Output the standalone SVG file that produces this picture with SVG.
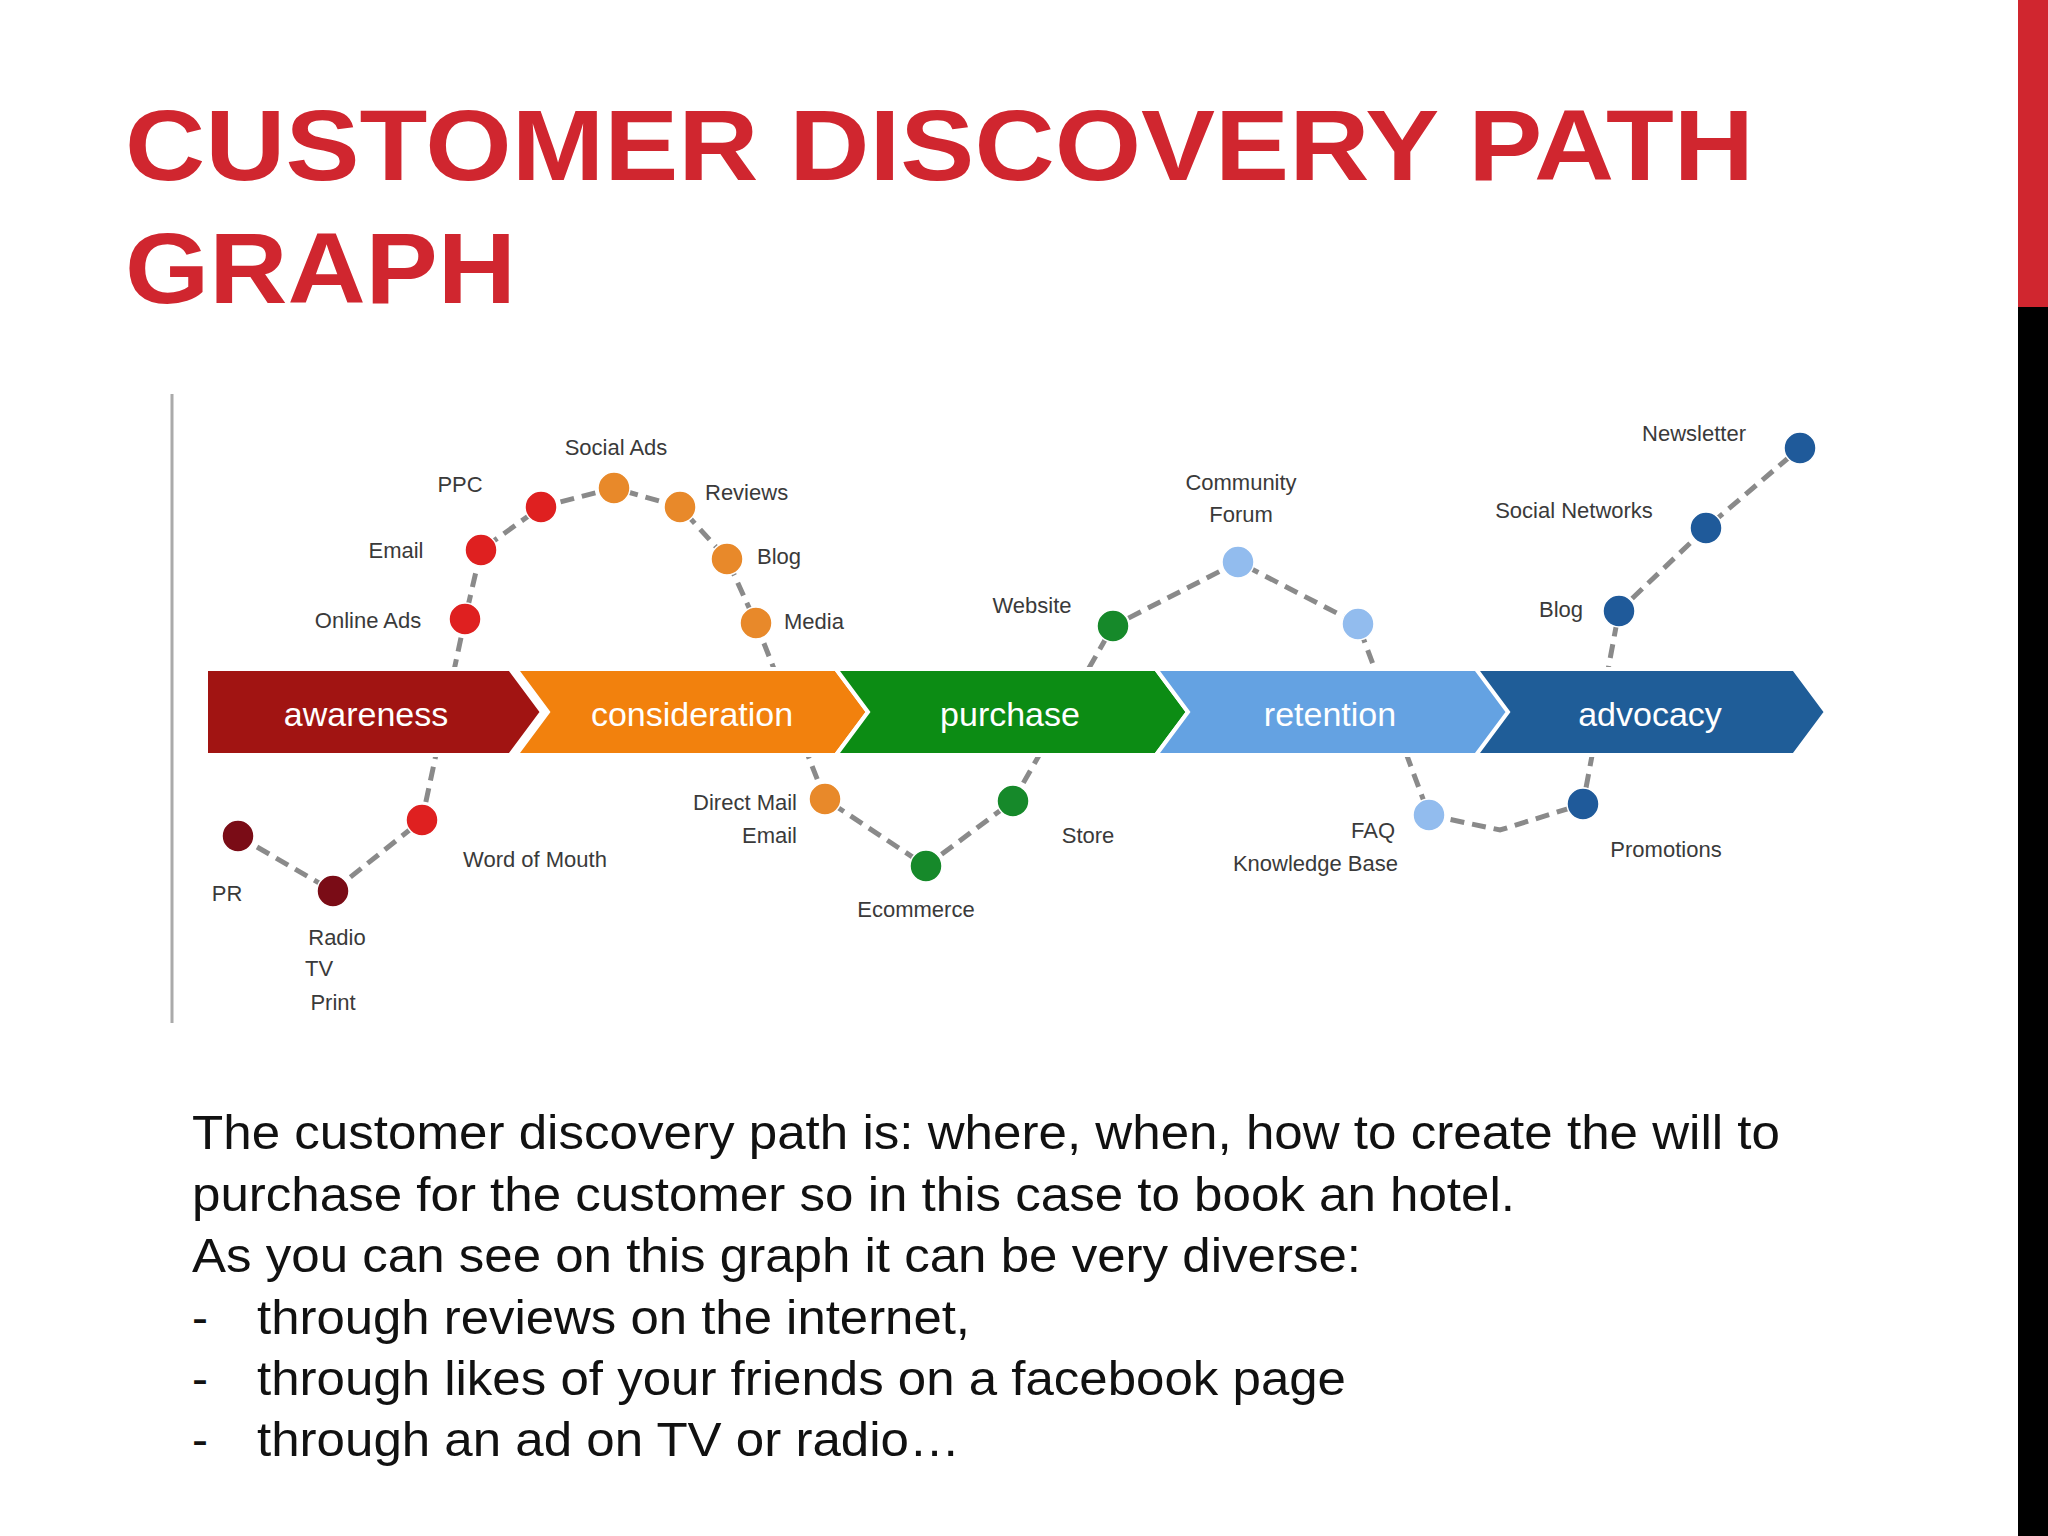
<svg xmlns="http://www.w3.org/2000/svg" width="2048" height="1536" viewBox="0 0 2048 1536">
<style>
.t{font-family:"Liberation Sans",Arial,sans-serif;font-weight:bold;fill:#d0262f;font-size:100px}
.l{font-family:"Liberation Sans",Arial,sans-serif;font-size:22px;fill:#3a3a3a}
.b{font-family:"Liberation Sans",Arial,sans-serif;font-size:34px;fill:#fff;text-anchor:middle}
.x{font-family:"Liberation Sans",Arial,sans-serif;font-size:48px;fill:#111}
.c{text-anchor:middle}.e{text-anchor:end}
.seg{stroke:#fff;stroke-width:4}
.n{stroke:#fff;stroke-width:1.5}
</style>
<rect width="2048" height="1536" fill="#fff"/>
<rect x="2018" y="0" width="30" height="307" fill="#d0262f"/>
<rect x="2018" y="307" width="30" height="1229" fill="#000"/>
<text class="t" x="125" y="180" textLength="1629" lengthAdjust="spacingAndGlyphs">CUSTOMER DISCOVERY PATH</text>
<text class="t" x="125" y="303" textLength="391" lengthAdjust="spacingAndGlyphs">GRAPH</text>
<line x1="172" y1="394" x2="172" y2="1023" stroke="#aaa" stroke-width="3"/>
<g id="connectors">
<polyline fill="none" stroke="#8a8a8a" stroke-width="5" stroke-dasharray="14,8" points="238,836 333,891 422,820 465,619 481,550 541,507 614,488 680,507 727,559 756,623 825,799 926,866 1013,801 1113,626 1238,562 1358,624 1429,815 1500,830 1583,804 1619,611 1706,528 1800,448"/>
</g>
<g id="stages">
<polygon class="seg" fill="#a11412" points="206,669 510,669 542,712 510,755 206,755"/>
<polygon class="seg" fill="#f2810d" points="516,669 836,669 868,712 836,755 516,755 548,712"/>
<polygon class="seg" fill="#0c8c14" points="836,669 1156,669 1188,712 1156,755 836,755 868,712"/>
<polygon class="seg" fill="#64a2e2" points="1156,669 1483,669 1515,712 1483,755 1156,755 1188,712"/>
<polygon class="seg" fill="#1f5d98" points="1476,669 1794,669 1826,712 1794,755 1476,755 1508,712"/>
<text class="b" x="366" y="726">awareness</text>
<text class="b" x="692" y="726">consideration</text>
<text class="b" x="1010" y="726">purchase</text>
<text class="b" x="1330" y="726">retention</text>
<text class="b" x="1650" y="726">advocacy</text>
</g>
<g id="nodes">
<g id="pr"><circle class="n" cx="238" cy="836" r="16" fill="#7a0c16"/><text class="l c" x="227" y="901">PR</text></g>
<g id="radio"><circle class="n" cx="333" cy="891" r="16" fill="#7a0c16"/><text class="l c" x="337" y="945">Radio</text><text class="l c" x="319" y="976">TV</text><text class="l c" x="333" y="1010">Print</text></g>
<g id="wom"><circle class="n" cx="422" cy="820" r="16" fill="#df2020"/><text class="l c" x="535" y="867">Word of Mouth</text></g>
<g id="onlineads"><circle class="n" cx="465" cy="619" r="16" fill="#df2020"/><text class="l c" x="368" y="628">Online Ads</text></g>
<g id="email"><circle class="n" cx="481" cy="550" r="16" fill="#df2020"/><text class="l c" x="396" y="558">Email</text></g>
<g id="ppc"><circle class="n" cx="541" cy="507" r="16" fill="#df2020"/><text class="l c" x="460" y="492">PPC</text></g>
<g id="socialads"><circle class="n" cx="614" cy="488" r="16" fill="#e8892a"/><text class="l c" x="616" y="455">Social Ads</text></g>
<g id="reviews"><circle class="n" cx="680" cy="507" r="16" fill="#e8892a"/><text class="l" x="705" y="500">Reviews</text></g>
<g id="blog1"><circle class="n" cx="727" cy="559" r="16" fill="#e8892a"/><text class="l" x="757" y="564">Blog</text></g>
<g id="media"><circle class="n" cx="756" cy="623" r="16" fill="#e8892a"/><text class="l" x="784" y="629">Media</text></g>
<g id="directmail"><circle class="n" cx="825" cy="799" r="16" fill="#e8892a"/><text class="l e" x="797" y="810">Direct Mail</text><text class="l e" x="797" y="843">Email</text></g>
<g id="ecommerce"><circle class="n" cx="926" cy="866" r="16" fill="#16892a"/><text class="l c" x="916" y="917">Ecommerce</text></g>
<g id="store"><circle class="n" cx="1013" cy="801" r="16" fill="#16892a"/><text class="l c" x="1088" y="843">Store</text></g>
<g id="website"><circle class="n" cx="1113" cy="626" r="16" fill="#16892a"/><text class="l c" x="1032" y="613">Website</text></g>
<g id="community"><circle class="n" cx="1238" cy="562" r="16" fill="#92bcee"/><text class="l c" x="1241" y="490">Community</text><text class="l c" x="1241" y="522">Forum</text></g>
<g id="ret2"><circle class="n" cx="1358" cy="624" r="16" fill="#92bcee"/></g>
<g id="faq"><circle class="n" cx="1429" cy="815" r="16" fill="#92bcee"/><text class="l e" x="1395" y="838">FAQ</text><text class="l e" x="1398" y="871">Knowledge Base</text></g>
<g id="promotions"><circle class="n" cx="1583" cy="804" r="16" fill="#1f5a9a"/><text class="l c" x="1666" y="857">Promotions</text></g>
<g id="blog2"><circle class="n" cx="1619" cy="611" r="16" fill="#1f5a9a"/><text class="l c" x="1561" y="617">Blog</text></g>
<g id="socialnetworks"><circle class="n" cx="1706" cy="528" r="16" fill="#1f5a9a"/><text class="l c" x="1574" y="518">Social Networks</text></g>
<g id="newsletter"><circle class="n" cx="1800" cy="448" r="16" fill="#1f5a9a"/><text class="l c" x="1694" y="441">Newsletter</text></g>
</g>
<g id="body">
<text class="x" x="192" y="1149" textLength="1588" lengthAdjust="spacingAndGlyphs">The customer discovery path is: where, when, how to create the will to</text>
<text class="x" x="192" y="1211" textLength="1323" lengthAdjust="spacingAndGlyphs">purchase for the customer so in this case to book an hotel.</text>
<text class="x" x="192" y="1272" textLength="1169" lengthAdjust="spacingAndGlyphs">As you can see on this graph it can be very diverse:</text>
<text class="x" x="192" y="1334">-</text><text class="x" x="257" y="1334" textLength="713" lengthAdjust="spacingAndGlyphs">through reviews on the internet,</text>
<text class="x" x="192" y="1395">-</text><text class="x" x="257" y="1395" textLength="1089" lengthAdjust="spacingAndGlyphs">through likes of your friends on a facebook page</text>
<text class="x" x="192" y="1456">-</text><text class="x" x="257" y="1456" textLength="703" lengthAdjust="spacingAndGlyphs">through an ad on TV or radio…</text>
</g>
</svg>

****************************************

**THE PROBLEM**
Copy out the whole listing exactly, and don't carry over any pictures.

**EXERCISE SOLUTION**
Output the standalone SVG file that produces this picture with SVG.
<svg xmlns="http://www.w3.org/2000/svg" width="2048" height="1536" viewBox="0 0 2048 1536">
<style>
.t{font-family:"Liberation Sans",Arial,sans-serif;font-weight:bold;fill:#d0262f;font-size:100px}
.l{font-family:"Liberation Sans",Arial,sans-serif;font-size:22px;fill:#3a3a3a}
.b{font-family:"Liberation Sans",Arial,sans-serif;font-size:34px;fill:#fff;text-anchor:middle}
.x{font-family:"Liberation Sans",Arial,sans-serif;font-size:48px;fill:#111}
.c{text-anchor:middle}.e{text-anchor:end}
.seg{stroke:#fff;stroke-width:4}
.n{stroke:#fff;stroke-width:1.5}
</style>
<rect width="2048" height="1536" fill="#fff"/>
<rect x="2018" y="0" width="30" height="307" fill="#d0262f"/>
<rect x="2018" y="307" width="30" height="1229" fill="#000"/>
<text class="t" x="125" y="180" textLength="1629" lengthAdjust="spacingAndGlyphs">CUSTOMER DISCOVERY PATH</text>
<text class="t" x="125" y="303" textLength="391" lengthAdjust="spacingAndGlyphs">GRAPH</text>
<line x1="172" y1="394" x2="172" y2="1023" stroke="#aaa" stroke-width="3"/>
<g id="connectors">
<polyline fill="none" stroke="#8a8a8a" stroke-width="5" stroke-dasharray="14,8" points="238,836 333,891 422,820 465,619 481,550 541,507 614,488 680,507 727,559 756,623 825,799 926,866 1013,801 1113,626 1238,562 1358,624 1429,815 1500,830 1583,804 1619,611 1706,528 1800,448"/>
</g>
<g id="stages">
<polygon class="seg" fill="#a11412" points="206,669 510,669 542,712 510,755 206,755"/>
<polygon class="seg" fill="#f2810d" points="516,669 836,669 868,712 836,755 516,755 548,712"/>
<polygon class="seg" fill="#0c8c14" points="836,669 1156,669 1188,712 1156,755 836,755 868,712"/>
<polygon class="seg" fill="#64a2e2" points="1156,669 1483,669 1515,712 1483,755 1156,755 1188,712"/>
<polygon class="seg" fill="#1f5d98" points="1476,669 1794,669 1826,712 1794,755 1476,755 1508,712"/>
<text class="b" x="366" y="726">awareness</text>
<text class="b" x="692" y="726">consideration</text>
<text class="b" x="1010" y="726">purchase</text>
<text class="b" x="1330" y="726">retention</text>
<text class="b" x="1650" y="726">advocacy</text>
</g>
<g id="nodes">
<g id="pr"><circle class="n" cx="238" cy="836" r="16" fill="#7a0c16"/><text class="l c" x="227" y="901">PR</text></g>
<g id="radio"><circle class="n" cx="333" cy="891" r="16" fill="#7a0c16"/><text class="l c" x="337" y="945">Radio</text><text class="l c" x="319" y="976">TV</text><text class="l c" x="333" y="1010">Print</text></g>
<g id="wom"><circle class="n" cx="422" cy="820" r="16" fill="#df2020"/><text class="l c" x="535" y="867">Word of Mouth</text></g>
<g id="onlineads"><circle class="n" cx="465" cy="619" r="16" fill="#df2020"/><text class="l c" x="368" y="628">Online Ads</text></g>
<g id="email"><circle class="n" cx="481" cy="550" r="16" fill="#df2020"/><text class="l c" x="396" y="558">Email</text></g>
<g id="ppc"><circle class="n" cx="541" cy="507" r="16" fill="#df2020"/><text class="l c" x="460" y="492">PPC</text></g>
<g id="socialads"><circle class="n" cx="614" cy="488" r="16" fill="#e8892a"/><text class="l c" x="616" y="455">Social Ads</text></g>
<g id="reviews"><circle class="n" cx="680" cy="507" r="16" fill="#e8892a"/><text class="l" x="705" y="500">Reviews</text></g>
<g id="blog1"><circle class="n" cx="727" cy="559" r="16" fill="#e8892a"/><text class="l" x="757" y="564">Blog</text></g>
<g id="media"><circle class="n" cx="756" cy="623" r="16" fill="#e8892a"/><text class="l" x="784" y="629">Media</text></g>
<g id="directmail"><circle class="n" cx="825" cy="799" r="16" fill="#e8892a"/><text class="l e" x="797" y="810">Direct Mail</text><text class="l e" x="797" y="843">Email</text></g>
<g id="ecommerce"><circle class="n" cx="926" cy="866" r="16" fill="#16892a"/><text class="l c" x="916" y="917">Ecommerce</text></g>
<g id="store"><circle class="n" cx="1013" cy="801" r="16" fill="#16892a"/><text class="l c" x="1088" y="843">Store</text></g>
<g id="website"><circle class="n" cx="1113" cy="626" r="16" fill="#16892a"/><text class="l c" x="1032" y="613">Website</text></g>
<g id="community"><circle class="n" cx="1238" cy="562" r="16" fill="#92bcee"/><text class="l c" x="1241" y="490">Community</text><text class="l c" x="1241" y="522">Forum</text></g>
<g id="ret2"><circle class="n" cx="1358" cy="624" r="16" fill="#92bcee"/></g>
<g id="faq"><circle class="n" cx="1429" cy="815" r="16" fill="#92bcee"/><text class="l e" x="1395" y="838">FAQ</text><text class="l e" x="1398" y="871">Knowledge Base</text></g>
<g id="promotions"><circle class="n" cx="1583" cy="804" r="16" fill="#1f5a9a"/><text class="l c" x="1666" y="857">Promotions</text></g>
<g id="blog2"><circle class="n" cx="1619" cy="611" r="16" fill="#1f5a9a"/><text class="l c" x="1561" y="617">Blog</text></g>
<g id="socialnetworks"><circle class="n" cx="1706" cy="528" r="16" fill="#1f5a9a"/><text class="l c" x="1574" y="518">Social Networks</text></g>
<g id="newsletter"><circle class="n" cx="1800" cy="448" r="16" fill="#1f5a9a"/><text class="l c" x="1694" y="441">Newsletter</text></g>
</g>
<g id="body">
<text class="x" x="192" y="1149" textLength="1588" lengthAdjust="spacingAndGlyphs">The customer discovery path is: where, when, how to create the will to</text>
<text class="x" x="192" y="1211" textLength="1323" lengthAdjust="spacingAndGlyphs">purchase for the customer so in this case to book an hotel.</text>
<text class="x" x="192" y="1272" textLength="1169" lengthAdjust="spacingAndGlyphs">As you can see on this graph it can be very diverse:</text>
<text class="x" x="192" y="1334">-</text><text class="x" x="257" y="1334" textLength="713" lengthAdjust="spacingAndGlyphs">through reviews on the internet,</text>
<text class="x" x="192" y="1395">-</text><text class="x" x="257" y="1395" textLength="1089" lengthAdjust="spacingAndGlyphs">through likes of your friends on a facebook page</text>
<text class="x" x="192" y="1456">-</text><text class="x" x="257" y="1456" textLength="703" lengthAdjust="spacingAndGlyphs">through an ad on TV or radio…</text>
</g>
</svg>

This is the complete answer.